The stance on Samaritans of the New Testament is therefore miraculous and quite telling. Although there is still obvious mutual animosity (Luke 9:51-56), the Samaritan association with multiple deities and Christ's response to that is beautifully expressed in the story of Jesus and the Samaritan woman at the well (John 4). She has had five husbands but is currently unmarried, and awaits only the Messiah.
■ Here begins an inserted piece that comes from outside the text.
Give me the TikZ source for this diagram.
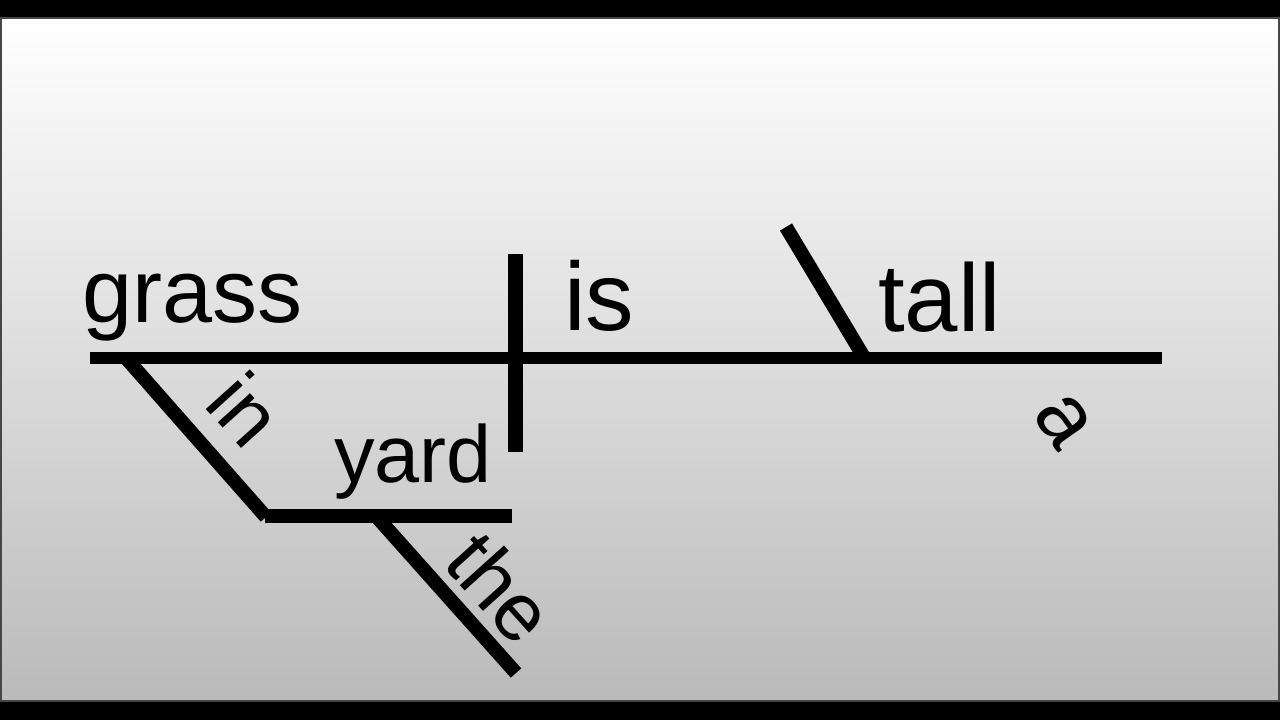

Jesus and the woman discuss the Gerizimite temple (the destruction of which has divorced Samaria from Yahwistic worship), and Jesus explains that an era has began in which a person's location (= ethnicity) no longer influences his or her relationship with God.
Less abstract is Jesus' shocking story of the Good Samaritan, in which he instructs a theologian to (1) keep the Law, and (2) be like the Samaritan who showed compassion, and not like the Levite and priest who didn't. The story doesn't disclose the reaction of the theologian and his colleagues, and the impact of Jesus' story is nowadays probably much underestimated. Saying to a Jewish legal scholar of the first century AD that he should be like a Samaritan is like telling Richard Dawkins that he should be more like Anne Rice.
🔼Etymology of the name Samaritan
The ethnonym Samaritan obviously comes from the name Samaria, and that name comes from the verb שמר (shamar I), meaning to keep, guard, observe or give heed:
The Hebrew name for Samaria, Shomron, is formed by adding the ון (waw-nun) couple to the root, and the name Samaria means Place Of Watching, denoting a watchtower or some other elevation. The Samaritans, therefore, were the People Of The Watchtower, or Those Who Keep Watch.
It's quite clear that the meaning of the word Samaritan itself became a character in the story of the gospel. In Christ it's no longer important in which tradition we grew up, or even with what kind of care we observe rituals and liturgy. What is important is that we acknowledge that we are incomplete, and that we keep a diligent watch for the coming of the Messiah.
This idea is one of the great themes of the New Testament. Compare, for instance the story of the ten virgins; five who kept watch for their coming husband and five who didn't (Matthew 25:1-13). Or Paul's ministry to the Athenians (Acts 17:21). Or even the many references to "eagerly awaiting" a Savior (Philippians 3:20), the Christ (Hebrews 9:28, ) or general righteousness (Galatians 5:5).